Hundreds of white wood asters line a trail in the Preserve, creating a beautiful and delicate border on either side.
The Mountain Lakes House rain garden is in full bloom! The rain garden is an important feature to Mountain Lakes Preserve. It helps protect our waterways by reducing storm water pollutants, and it provides important food and habitat to our local wildlife. More than that- it’s absolutely gorgeous!

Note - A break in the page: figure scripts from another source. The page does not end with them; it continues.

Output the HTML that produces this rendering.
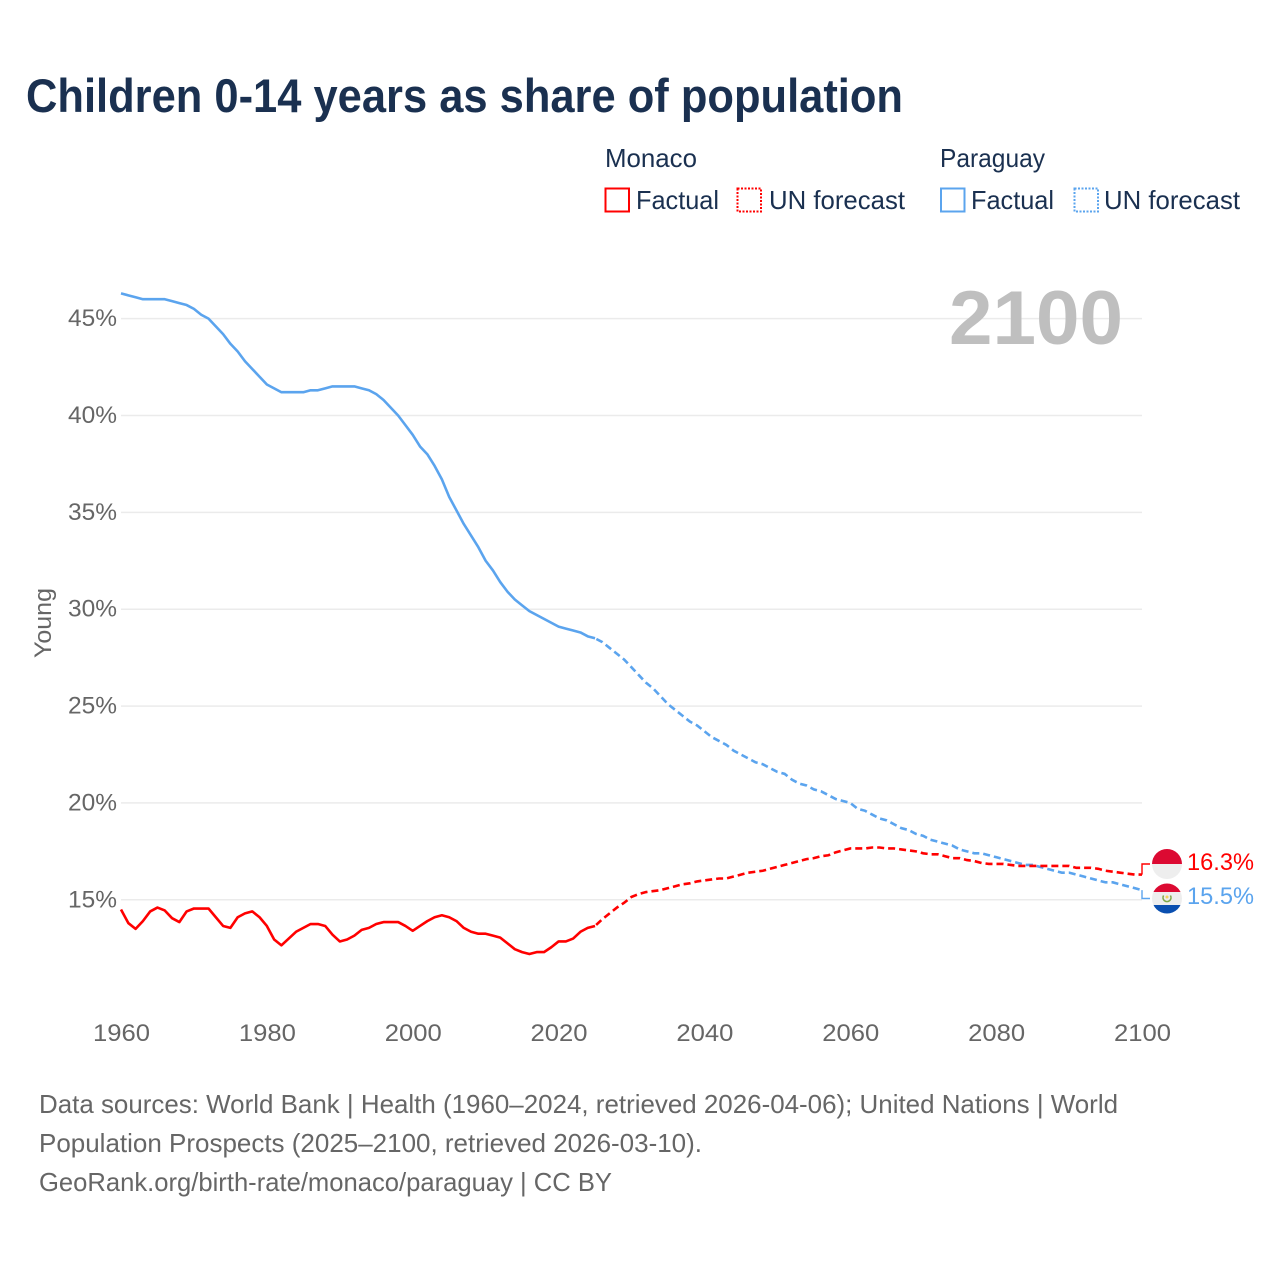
<!DOCTYPE html>
<html lang="en">
<head>
<meta charset="utf-8">
<title>Children 0-14 years as share of population</title>
<style>
html,body{margin:0;padding:0;background:#fff;}
svg{display:block;}
text{font-family:"Liberation Sans",sans-serif;}
</style>
</head>
<body>
<svg id="chart" xmlns="http://www.w3.org/2000/svg" width="1280" height="1280" viewBox="0 0 1280 1280">
  <defs>
    <clipPath id="clip-monaco"><circle cx="1167" cy="864" r="15"/></clipPath>
    <clipPath id="clip-paraguay"><circle cx="1167" cy="898.5" r="15"/></clipPath>
  </defs>
  <rect width="1280" height="1280" fill="#fff"/>
  <text x="26" y="112" font-size="47" font-weight="700" fill="#1a3050" textLength="877" lengthAdjust="spacingAndGlyphs">Children 0-14 years as share of population</text>

  <g font-size="26" fill="#1a3050">
    <text x="605" y="167" textLength="92" lengthAdjust="spacingAndGlyphs">Monaco</text>
    <text x="940" y="167" textLength="105" lengthAdjust="spacingAndGlyphs">Paraguay</text>
    <rect x="605.5" y="188.5" width="23.5" height="23" fill="none" stroke="#ff0000" stroke-width="2"/>
    <text x="636" y="209" textLength="83" lengthAdjust="spacingAndGlyphs">Factual</text>
    <rect x="737.5" y="188.5" width="23.5" height="23" fill="none" stroke="#ff0000" stroke-width="2" stroke-dasharray="2 1.5"/>
    <text x="769" y="209" textLength="136" lengthAdjust="spacingAndGlyphs">UN forecast</text>
    <rect x="941" y="188.5" width="23.5" height="23" fill="none" stroke="#5ba4ee" stroke-width="2"/>
    <text x="971" y="209" textLength="83" lengthAdjust="spacingAndGlyphs">Factual</text>
    <rect x="1074.5" y="188.5" width="23.5" height="23" fill="none" stroke="#5ba4ee" stroke-width="2" stroke-dasharray="2 1.5"/>
    <text x="1104" y="209" textLength="136" lengthAdjust="spacingAndGlyphs">UN forecast</text>
  </g>

  <g id="grid"></g>
  <g id="y-axis"></g>
  <g id="x-axis"></g>
  <text x="0" y="0" transform="translate(51,658) rotate(-90)" font-size="24" fill="#666666" textLength="70" lengthAdjust="spacingAndGlyphs">Young</text>
  <text x="949" y="344" font-size="76" font-weight="700" fill="#bfbfbf" textLength="174" lengthAdjust="spacingAndGlyphs">2100</text>

  <g id="series"></g>

  <g clip-path="url(#clip-monaco)">
    <rect x="1150" y="848" width="34" height="16" fill="#dc0a32"/>
    <rect x="1150" y="864" width="34" height="16" fill="#eeeeee"/>
  </g>
  <g clip-path="url(#clip-paraguay)">
    <rect x="1150" y="883" width="34" height="9" fill="#dc0a32"/>
    <rect x="1150" y="892" width="34" height="13" fill="#eeeeee"/>
    <rect x="1150" y="905" width="34" height="10" fill="#0a4fb0"/>
    <path d="M1163.6 895.5 A4 4 0 1 0 1170.4 895.5" fill="none" stroke="#7fa84a" stroke-width="1.6"/>
    <circle cx="1167" cy="897" r="1.5" fill="#f4d35e"/>
  </g>

  <g id="end-labels"></g>

  <g font-size="26" fill="#666666">
    <text x="39" y="1113" textLength="1079" lengthAdjust="spacingAndGlyphs">Data sources: World Bank | Health (1960–2024, retrieved 2026-04-06); United Nations | World</text>
    <text x="39" y="1152" textLength="663" lengthAdjust="spacingAndGlyphs">Population Prospects (2025–2100, retrieved 2026-03-10).</text>
    <text x="39" y="1191" textLength="573" lengthAdjust="spacingAndGlyphs">GeoRank.org/birth-rate/monaco/paraguay | CC BY</text>
  </g>
</svg>
<script>
const xTickYears = [1960, 1980, 2000, 2020, 2040, 2060, 2080, 2100];
const yTickValues = [15, 20, 25, 30, 35, 40, 45];
const factualStartYear = 1960;
const forecastStartYear = 2025;

const monacoFactual = [14.5,13.8,13.5,13.9,14.4,14.6,14.45,14.05,13.85,14.4,14.55,14.55,14.55,14.1,13.65,13.55,14.1,14.3,14.4,14.1,13.65,12.95,12.65,13.0,13.35,13.55,13.75,13.75,13.65,13.2,12.85,12.95,13.15,13.45,13.55,13.75,13.85,13.85,13.85,13.65,13.4,13.65,13.9,14.1,14.2,14.1,13.9,13.55,13.35,13.25,13.25,13.15,13.05,12.75,12.45,12.3,12.2,12.3,12.3,12.55,12.85,12.85,13.0,13.35,13.55,13.65];
const monacoForecast = [13.65,14.0,14.3,14.6,14.85,15.15,15.3,15.4,15.45,15.5,15.6,15.7,15.8,15.85,15.95,16.0,16.05,16.1,16.1,16.2,16.3,16.4,16.45,16.5,16.6,16.7,16.8,16.9,17.0,17.1,17.15,17.25,17.3,17.45,17.55,17.65,17.65,17.65,17.7,17.7,17.65,17.65,17.6,17.55,17.5,17.4,17.35,17.35,17.25,17.15,17.15,17.05,17.0,16.9,16.85,16.85,16.85,16.8,16.75,16.75,16.75,16.75,16.75,16.75,16.75,16.75,16.65,16.65,16.65,16.6,16.5,16.45,16.4,16.35,16.3,16.3];
const paraguayFactual = [46.3,46.2,46.1,46.0,46.0,46.0,46.0,45.9,45.8,45.7,45.5,45.2,45.0,44.6,44.2,43.7,43.3,42.8,42.4,42.0,41.6,41.4,41.2,41.2,41.2,41.2,41.3,41.3,41.4,41.5,41.5,41.5,41.5,41.4,41.3,41.1,40.8,40.4,40.0,39.5,39.0,38.4,38.0,37.4,36.7,35.8,35.1,34.4,33.8,33.2,32.5,32.0,31.4,30.9,30.5,30.2,29.9,29.7,29.5,29.3,29.1,29.0,28.9,28.8,28.6,28.5];
const paraguayForecast = [28.5,28.3,28.0,27.7,27.4,27.0,26.6,26.2,25.9,25.5,25.1,24.8,24.5,24.2,24.0,23.7,23.4,23.2,23.0,22.7,22.5,22.3,22.1,22.0,21.8,21.6,21.5,21.2,21.0,20.9,20.7,20.6,20.4,20.2,20.1,20.0,19.7,19.6,19.4,19.2,19.1,18.9,18.7,18.6,18.4,18.3,18.1,18.0,17.9,17.8,17.6,17.5,17.4,17.4,17.3,17.2,17.1,17.0,16.9,16.8,16.8,16.7,16.6,16.5,16.4,16.4,16.3,16.2,16.1,16.0,15.9,15.9,15.8,15.7,15.6,15.5];
const endLabelValues = [16.3, 15.5];

const NS = 'http://www.w3.org/2000/svg';
const xScale = function (year) { return 121 + (year - 1960) * (1142 - 121) / 140; };
const yScale = function (value) { return 899.8 - (value - 15) * (899.8 - 318.6) / 30; };

function svgEl(tag, parentId) {
  const el = document.createElementNS(NS, tag);
  document.getElementById(parentId).appendChild(el);
  return el;
}

yTickValues.forEach(function (value) {
  const line = svgEl('line', 'grid');
  
  
  line.setAttribute('x1', xScale(1960));
  line.setAttribute('x2', xScale(2100));
  line.setAttribute('y1', yScale(value));
  line.setAttribute('y2', yScale(value));
  line.setAttribute('stroke', '#ebebeb');
  line.setAttribute('stroke-width', '1.5');

  const label = svgEl('text', 'y-axis');
  
  
  label.setAttribute('x', 68);
  label.setAttribute('y', yScale(value) + 7.5);
  label.setAttribute('font-size', '24');
  label.setAttribute('fill', '#666666');
  label.setAttribute('textLength', '49');
  label.setAttribute('lengthAdjust', 'spacingAndGlyphs');
  label.textContent = value + '%';
});

xTickYears.forEach(function (year) {
  const label = svgEl('text', 'x-axis');
  
  
  label.setAttribute('x', xScale(year) - 28);
  label.setAttribute('y', 1041);
  label.setAttribute('font-size', '24');
  label.setAttribute('fill', '#666666');
  label.setAttribute('textLength', '57');
  label.setAttribute('lengthAdjust', 'spacingAndGlyphs');
  label.textContent = String(year);
});

function linePath(values, startYear) {
  return values.map(function (value, i) {
    return (i ? 'L' : 'M') + xScale(startYear + i).toFixed(2) + ' ' + yScale(value).toFixed(2);
  }).join('');
}

const paraguayFactualLine = svgEl('path', 'series');


paraguayFactualLine.setAttribute('d', linePath(paraguayFactual, factualStartYear));
paraguayFactualLine.setAttribute('fill', 'none');
paraguayFactualLine.setAttribute('stroke', '#5ba4ee');
paraguayFactualLine.setAttribute('stroke-width', '2.6');
paraguayFactualLine.setAttribute('stroke-linejoin', 'round');

const paraguayForecastLine = svgEl('path', 'series');


paraguayForecastLine.setAttribute('d', linePath(paraguayForecast, forecastStartYear));
paraguayForecastLine.setAttribute('fill', 'none');
paraguayForecastLine.setAttribute('stroke', '#5ba4ee');
paraguayForecastLine.setAttribute('stroke-width', '2.6');
paraguayForecastLine.setAttribute('stroke-dasharray', '0 1.5 7 2.5');

const monacoFactualLine = svgEl('path', 'series');


monacoFactualLine.setAttribute('d', linePath(monacoFactual, factualStartYear));
monacoFactualLine.setAttribute('fill', 'none');
monacoFactualLine.setAttribute('stroke', '#ff0000');
monacoFactualLine.setAttribute('stroke-width', '2.6');
monacoFactualLine.setAttribute('stroke-linejoin', 'round');

const monacoForecastLine = svgEl('path', 'series');


monacoForecastLine.setAttribute('d', linePath(monacoForecast, forecastStartYear));
monacoForecastLine.setAttribute('fill', 'none');
monacoForecastLine.setAttribute('stroke', '#ff0000');
monacoForecastLine.setAttribute('stroke-width', '2.6');
monacoForecastLine.setAttribute('stroke-dasharray', '0 1.5 7 2.5');

const monacoEndY = yScale(monacoForecast[monacoForecast.length - 1]);
const monacoConnector = svgEl('path', 'series');


monacoConnector.setAttribute('d', 'M' + xScale(2100) + ' ' + monacoEndY + 'V864H1150');
monacoConnector.setAttribute('fill', 'none');
monacoConnector.setAttribute('stroke', '#ff0000');
monacoConnector.setAttribute('stroke-width', '1.4');

const paraguayEndY = yScale(paraguayForecast[paraguayForecast.length - 1]);
const paraguayConnector = svgEl('path', 'series');


paraguayConnector.setAttribute('d', 'M' + xScale(2100) + ' ' + paraguayEndY + 'V898.5H1150');
paraguayConnector.setAttribute('fill', 'none');
paraguayConnector.setAttribute('stroke', '#5ba4ee');
paraguayConnector.setAttribute('stroke-width', '1.4');

const monacoLabel = svgEl('text', 'end-labels');


monacoLabel.setAttribute('x', 1187);
monacoLabel.setAttribute('y', 870);
monacoLabel.setAttribute('font-size', '24');
monacoLabel.setAttribute('fill', '#ff0000');
monacoLabel.setAttribute('textLength', '67');
monacoLabel.setAttribute('lengthAdjust', 'spacingAndGlyphs');
monacoLabel.textContent = endLabelValues[0].toFixed(1) + '%';

const paraguayLabel = svgEl('text', 'end-labels');


paraguayLabel.setAttribute('x', 1187);
paraguayLabel.setAttribute('y', 904);
paraguayLabel.setAttribute('font-size', '24');
paraguayLabel.setAttribute('fill', '#5ba4ee');
paraguayLabel.setAttribute('textLength', '67');
paraguayLabel.setAttribute('lengthAdjust', 'spacingAndGlyphs');
paraguayLabel.textContent = endLabelValues[1].toFixed(1) + '%';
</script>
</body>
</html>
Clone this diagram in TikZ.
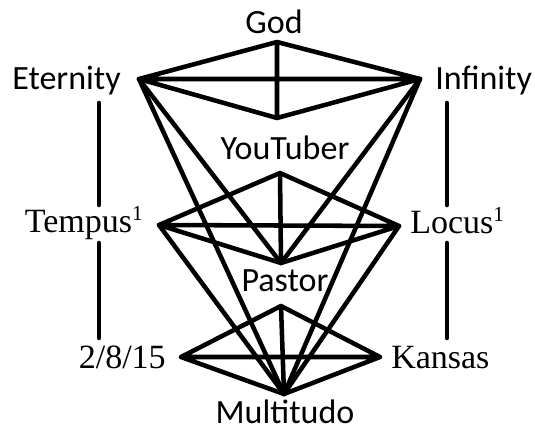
\documentclass[tikz,border=0pt]{standalone}
\usepackage{fontspec}
\setmainfont{Liberation Serif}
\newfontfamily\calib{Carlito}
\usetikzlibrary{positioning}
\newcommand{\exposant}[1]{\raisebox{0.75ex}{\fontsize{16}{16}\selectfont #1}}
\begin{document}
\begin{tikzpicture}[x=0.75pt, y=-0.75pt, line width=3.4pt, line cap=round, line join=round,
	sans/.style={font=\calib\fontsize{25.5}{30}\selectfont, inner sep=0pt, anchor=base},
	serif/.style={font=\fontsize{25.5}{30}\selectfont, inner sep=0pt, anchor=base}]
				\useasboundingbox (0,0) rectangle (535,432);
				
				% Sommets des trois losanges
				\coordinate (ttop) at (277,42);  \coordinate (tbot) at (277,118);
				\coordinate (tleft) at (139,79); \coordinate (tright) at (420,79);
				\coordinate (mtop) at (280,173); \coordinate (mbot) at (281,263);
				\coordinate (mleft) at (159,225); \coordinate (mright) at (399,226);
				\coordinate (btop) at (281,306); \coordinate (bbot) at (284,394);
				\coordinate (bleft) at (181,357); \coordinate (bright) at (380,357);
				
				% Etiquettes
				\node[sans] (god) at (274,33) {God};
				\node[sans, anchor=base east] (eternity) at (123,89) {Eternity};
				\node[sans, anchor=base west] (infinity) at (433,89) {Infinity};
				\node[sans] (youtuber) at (285,159) {YouTuber};
				\node[serif, anchor=base east] (tempus) at (145,232) {Tempus\exposant{1}};
				\node[serif, anchor=base west] (locus) at (408,233) {Locus\exposant{1}};
				\node[sans] (pastor) at (285,291) {Pastor};
				\node[serif, anchor=base east] (date) at (168,368) {2/8/15};
				\node[serif, anchor=base west] (kansas) at (389,368) {Kansas};
				\node[sans] (multitudo) at (285,423) {Multitudo};
				
				% Losanges
				\foreach \t in {t,m,b}
					\draw (\t left) -- (\t top) -- (\t right) -- (\t bot) -- cycle
						(\t left) -- (\t right) (\t top) -- (\t bot);
				
				% Liaisons entre niveaux
				\foreach \a/\b in {tleft/mbot, tleft/bbot, tright/mbot, tright/bbot, mleft/bbot, mright/bbot}
					\draw (\a) -- (\b);
				
				% Barres verticales
				\foreach \x/\n in {99/l, 447/r} {
					\coordinate (\n1a) at (\x,103); \coordinate (\n1b) at (\x,205);
					\coordinate (\n2a) at (\x,243); \coordinate (\n2b) at (\x,338);
					\draw (\n1a) -- (\n1b) (\n2a) -- (\n2b);
				}
			\end{tikzpicture}
\end{document}
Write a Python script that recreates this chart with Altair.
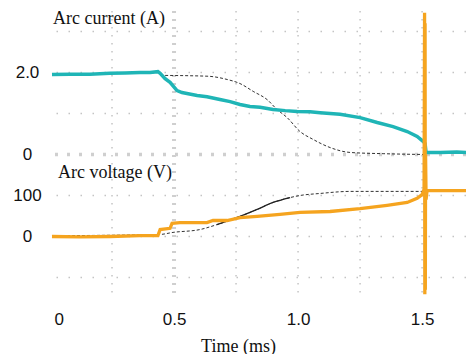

The following link provides great information on the importance of rain gardens and offers support materials to help build your own! http://water.rutgers.edu/Rain_Gardens/RGWebsite/raingardens.html
Here we have a closer view of the rain garden. The garden’s great diversity of plants provides a beautiful array of colors and textures. From the showy pink flowers of rose mallow, to the less conspicuous, white flowers of boneset, each species in this rain garden was selected for its unique set of aesthetic and ecological benefits.
Here is a third photo of the Mountain Lakes House rain garden. Each year, as the plants self seed, the garden will grow into a richer and fuller display of native wildflowers.
Black eyed susans provide a splash of color to this small lake-view meadow. This wildflower’s seeds and nectar attract many species of birds and butterflies, respectively.
This wildflower meadow sits just north of Mountain Lake. It hosts a diversity of sun-loving plants, not found elsewhere in the Preserve. This photo shows some of the rich textured sedges and colorful wildflowers found in MLP’s wildflower meadow.
Here is a closer view of MLP’s wildflower meadow, featuring a beautiful cluster of cutleaf coneflowers.
A lone cardinal flower contributes to visitors’ view of Mountain Lake. This wildflower’s brilliant red color is known to attract humming birds and humans, alike! Friends of Princeton Open Space volunteers just planted 10 more cardinal flowers along the lake shoreline, so look forward to next year’s grander display.